The council then voted 8-1 to approve the reconstruction of a reservoir on Dort Hwy. This would make two reservoirs for the city of Flint. The other reservoir, the city’s only operational one, is on Cedar Street. The Dort reservoir, located on the Water plant’s property at 4500 Dort Hwy is a 20-million-gallon reservoir built in 1966, according to a Rowe Engineering study.
Staggering 11-hour meeting leads Mayor Neeley to chastise council in an email
The community is familiar with City Council’s long hours of meetings often into the early morning hours. Monday’s meeting was a record breaking 11 hour meeting, which began at 5:30 p.m. on Monday, May 11 and ended on Tuesday, May 12 at 4:40 a.m.
In response to this meeting, Neeley responded with an email in which he scolds the council for their “dysfunction” and adds a time limit for his staff and department heads as far as their participation in city council meetings.
The email stated, “Mayor Sheldon Neeley today notified City Hall department heads that they can be excused from City Council meetings after 9 p.m. The move follows months of poorly run and quarrelsome late-night meetings, and it comes on the heels of an 11-hour meeting that lasted until 4:47 a.m..”

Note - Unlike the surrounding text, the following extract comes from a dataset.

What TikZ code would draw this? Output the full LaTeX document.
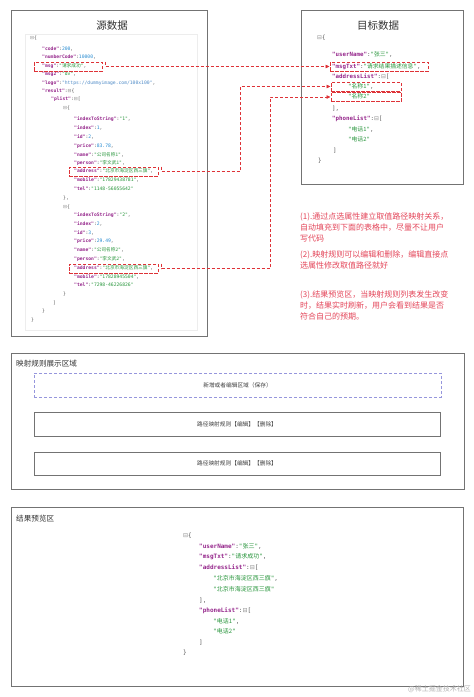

A “gross lack of leadership”
Mayor Neeley further stated, “Failure to complete essential business in a timely fashion shows a gross lack of leadership and injects chaos into an organization. The people deserve better.”
Concerning his staff and city department heads Neeley stated, “Staff attending meetings are critical members of the team providing service to the residents of Flint and that work starts at 8 a.m.”
Neeley ended by stating, “I hope the City council leadership will manage meetings better so that no staff – including Clerk Inez Brown and her office, which report directly to Council will be subjected to these unreasonable working conditions. The best decisions are made by alert, sober and sane minds.”
The email noted that the city attorney and city administrator will stay along with the city clerk at the meetings after 9 p.m.